**THE EXERCISE**. Restate exactly the lines that run from the start of the records below to the line containing "plt.rcParams['mathtext.fontset'] = 'stix'", counting both ends, and nothing else; pictures stay out.

**RECORD EXCERPTS**.
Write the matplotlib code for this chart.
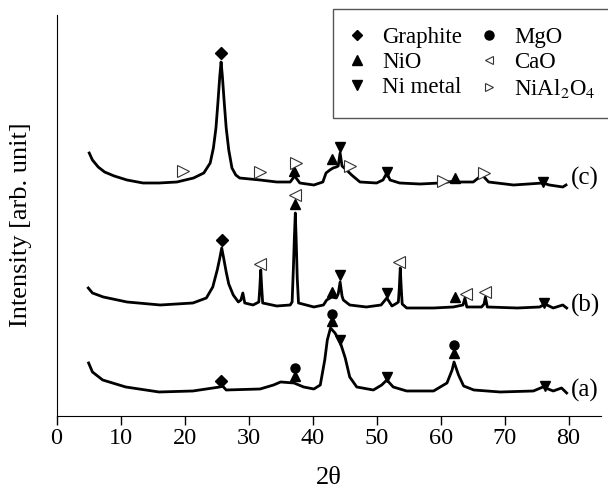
import matplotlib.pyplot as plt
from matplotlib.lines import Line2D

plt.rcParams['font.family'] = 'Liberation Serif'
plt.rcParams['mathtext.fontset'] = 'stix'

# XRD patterns (2theta, intensity in arb. units)
tt_a = [5.0, 5.6, 7.2, 10.8, 16.0, 21.3, 25.5, 25.8, 26.5, 31.8, 33.9, 35.0, 37.1, 38.6,
        40.2, 41.2, 41.9, 42.3, 42.8, 43.5, 44.3, 45.1, 45.8, 46.9, 49.5, 50.8, 51.6,
        52.6, 54.7, 58.9, 61.0, 61.8, 62.1, 62.8, 63.6, 65.2, 69.3, 74.5, 76.0, 77.6,
        78.9, 79.7]
int_a = [55, 46, 38, 31, 26, 27, 31, 33, 28, 29, 33, 36, 35, 31,
         29, 33, 58, 78, 90, 85, 76, 60, 41, 31, 28, 33, 38,
         31, 27, 27, 35, 48, 56, 43, 32, 28, 26, 27, 31, 27,
         30, 25]

tt_b = [4.95, 5.6, 7.3, 11.0, 16.2, 21.3, 23.4, 24.4, 25.1, 25.5, 25.8, 26.1, 26.5,
        26.9, 27.6, 28.4, 28.8, 29.1, 29.4, 30.7, 31.6, 31.75, 31.9, 32.05, 32.2,
        34.4, 36.5, 36.8, 37.0, 37.15, 37.3, 37.45, 37.6, 37.8, 40.2, 41.7, 42.2,
        43.0, 43.7, 44.0, 44.3, 44.6, 44.8, 45.8, 48.4, 50.7, 51.6, 52.4, 53.2,
        53.4, 53.55, 53.7, 53.85, 54.0, 54.7, 58.9, 62.0, 63.5, 63.8, 64.1, 66.4,
        66.8, 67.0, 67.3, 72.0, 75.5, 76.3, 77.6, 79.1, 79.7]
int_b = [130, 125, 121, 116, 113, 115, 120, 131, 148, 160, 170, 160, 146,
         134, 123, 116, 118, 125, 115, 113, 116, 130, 148, 130, 115,
         112, 113, 116, 150, 180, 205, 175, 140, 115, 111, 113, 118,
         121, 120, 124, 136, 122, 118, 113, 111, 113, 120, 112, 115,
         116, 130, 150, 130, 114, 110, 110, 111, 113, 120, 111, 111,
         114, 121, 111, 110, 111, 114, 110, 113, 110]

tt_c = [5.1, 5.6, 6.5, 7.5, 9.0, 11.0, 13.5, 16.0, 18.8, 21.4, 23.0, 24.0, 24.5,
        24.9, 25.2, 25.5, 25.7, 25.9, 26.2, 26.5, 26.9, 27.4, 28.0, 28.6, 31.8,
        34.4, 36.5, 37.2, 38.0, 40.2, 41.6, 42.1, 42.7, 43.2, 43.7, 44.0, 44.3,
        44.6, 45.3, 46.1, 47.4, 50.0, 51.0, 51.6, 52.1, 53.6, 56.8, 59.9, 62.3,
        62.8, 65.1, 66.5, 67.5, 71.4, 76.0, 77.0, 79.1, 79.6]
int_c = [265, 258, 251, 246, 242, 238, 235, 235, 236, 240, 245, 255, 270,
         290, 315, 342, 356, 342, 315, 290, 268, 250, 243, 240, 238,
         236, 236, 242, 235, 233, 236, 245, 248, 250, 251, 252, 265,
         252, 248, 243, 236, 235, 238, 245, 238, 235, 234, 235, 237,
         236, 236, 243, 236, 233, 235, 233, 231, 233]

curve_labels = ['(a)', '(b)', '(c)']
label_levels = [28, 113, 240]

# phase markers (2theta, intensity)
graphite_x = [25.7, 25.8, 25.7]
graphite_y = [365, 178, 37]
nio_x = [37.1, 43.0, 62.3, 37.3, 43.0, 62.3, 37.3, 43.0, 62.1]
nio_y = [247, 259, 240, 214, 126, 121, 42, 97, 65]
ni_x = [44.3, 51.6, 76.0, 44.3, 51.7, 76.2, 44.3, 51.7, 76.3]
ni_y = [271, 246, 236, 143, 125, 115, 78, 41, 32]
mgo_x = [37.3, 43.0, 62.1]
mgo_y = [50, 104, 73]
cao_x = [31.8, 37.3, 53.5, 64.0, 67.0]
cao_y = [154, 223, 156, 124, 126]
nial_x = [19.7, 31.8, 37.4, 45.8, 60.3, 66.8]
nial_y = [247, 246, 255, 252, 237, 245]

fig = plt.figure(figsize=(6.08, 4.92), dpi=100)
ax = fig.add_axes([0.0931, 0.1545, 0.8947, 0.815])

for tt, inten in [(tt_a, int_a), (tt_b, int_b), (tt_c, int_c)]:
    ax.plot(tt, inten, color='black', lw=2.0, solid_joinstyle='round')

filled = dict(ls='none', color='black', clip_on=False)
opened = dict(ls='none', mfc='white', mec='#333333', mew=0.8, clip_on=False)
ax.plot(graphite_x, graphite_y, marker='D', ms=6.5, **filled)
ax.plot(nio_x, nio_y, marker='^', ms=7.5, **filled)
ax.plot(ni_x, ni_y, marker='v', ms=7.5, **filled)
ax.plot(mgo_x, mgo_y, marker='o', ms=6.5, **filled)
ax.plot(cao_x, cao_y, marker='<', ms=8.5, **opened)
ax.plot(nial_x, nial_y, marker='>', ms=8.5, **opened)

for lab, lev in zip(curve_labels, label_levels):
    ax.text(80.3, lev, lab, fontsize=18, va='center', ha='left')

handles = [
    Line2D([], [], ls='none', marker='D', ms=5, color='black', label='Graphite'),
    Line2D([], [], ls='none', marker='^', ms=6.5, color='black', label='NiO'),
    Line2D([], [], ls='none', marker='v', ms=6.5, color='black', label='Ni metal'),
    Line2D([], [], ls='none', marker='o', ms=6.5, color='black', label='MgO'),
    Line2D([], [], ls='none', marker='<', ms=5.5, mfc='white', mec='#333333', mew=0.8, label='CaO'),
    Line2D([], [], ls='none', marker='>', ms=5.5, mfc='white', mec='#333333', mew=0.8,
           label='NiAl$_2$O$_4$'),
]
leg = ax.legend(handles=handles, ncol=2, loc='upper left', bbox_to_anchor=(0.5477, 0.9817),
                bbox_transform=fig.transFigure, fontsize=16.5, frameon=True, fancybox=False,
                edgecolor='#555555', framealpha=1, borderaxespad=0, borderpad=0.8,
                handlelength=0.49, handletextpad=0.85, columnspacing=0.95, labelspacing=0.16)
leg.get_frame().set_linewidth(1.0)

ax.set_xlim(0, 85)
ax.set_ylim(2, 403)
ax.set_xticks(range(0, 90, 10))
ax.set_yticks([])
ax.spines['top'].set_visible(False)
ax.spines['right'].set_visible(False)
ax.tick_params(axis='x', direction='out', length=6.5, width=1, labelsize=17.5, pad=2)
ax.set_xlabel('2θ', fontsize=19)
ax.xaxis.set_label_coords(0.5, -0.128)
ax.set_ylabel('Intensity [arb. unit]', fontsize=19)
ax.yaxis.set_label_coords(-0.045, 0.476)

fig.savefig('out.png', dpi=100)
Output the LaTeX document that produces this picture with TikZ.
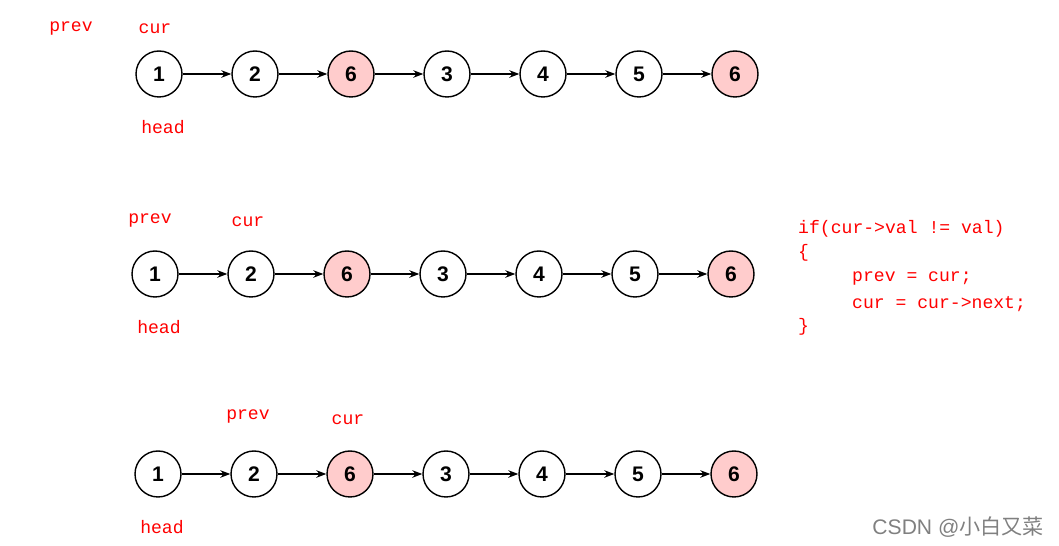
\documentclass[tikz,border=0pt]{standalone}
\usepackage{fontspec}
\setmainfont{Liberation Sans}
\newfontfamily\codefont{Liberation Mono}
\newfontfamily\cjk{Noto Sans CJK SC}
\usetikzlibrary{arrows.meta}
\begin{document}
\begin{tikzpicture}[
        x=0.02cm, y=-0.02cm,
        lnode/.style={circle, draw, thick, minimum size=0.92cm, inner sep=0pt, font=\bfseries\large},
        dup/.style={lnode, fill=red!20},
        ptr/.style={text=red, font=\codefont\fontsize{10.3}{12}\selectfont},
        link/.style={-{Stealth[length=2mm]}, thick}
    ]
      \useasboundingbox (0,0) rectangle (1059,546);
      % three rows of the list
      \foreach \r/\x/\y in {a/159/74, b/155/274, c/158/474} {
        \foreach \v [count=\i] in {1,2,6,3,4,5,6} {
          \ifnum\v=6
            \node[dup] (\r\i) at ({\x+96*(\i-1)},\y) {\v};
          \else
            \node[lnode] (\r\i) at ({\x+96*(\i-1)},\y) {\v};
          \fi
        }
        \foreach \i [evaluate=\i as \j using int(\i+1)] in {1,...,6}
          \draw[link] (\r\i) -- (\r\j);
      }
      % pointers
      \node[ptr] (prevA) at (71,29) {prev};
      \node[ptr] (curA) at (155,29) {cur};
      \node[ptr] (headA) at (163,127) {head};
      \node[ptr] (prevB) at (150,221) {prev};
      \node[ptr] (curB) at (248,222) {cur};
      \node[ptr] (headB) at (159,327) {head};
      \node[ptr] (prevC) at (248,417) {prev};
      \node[ptr] (curC) at (348,420) {cur};
      \node[ptr] (headC) at (162,527) {head};
      % code
      \node[ptr, anchor=west] (code1) at (792,229) {if(cur->val != val)};
      \node[ptr, anchor=west] (code2) at (792,253) {\{};
      \node[ptr, anchor=west] (code3) at (846,279) {prev = cur;};
      \node[ptr, anchor=west] (code4) at (846,304) {cur = cur->next;};
      \node[ptr, anchor=west] (code5) at (792,327) {\}};
      \node[text=gray, font=\large, anchor=east] (mark) at (1050,527) {CSDN @{\cjk 小白又菜}};
\end{tikzpicture}
\end{document}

**COMPLETE OUTPUT**.
Write the matplotlib code for this chart.
import matplotlib.pyplot as plt
from matplotlib.lines import Line2D

plt.rcParams['font.family'] = 'Liberation Serif'
plt.rcParams['mathtext.fontset'] = 'stix'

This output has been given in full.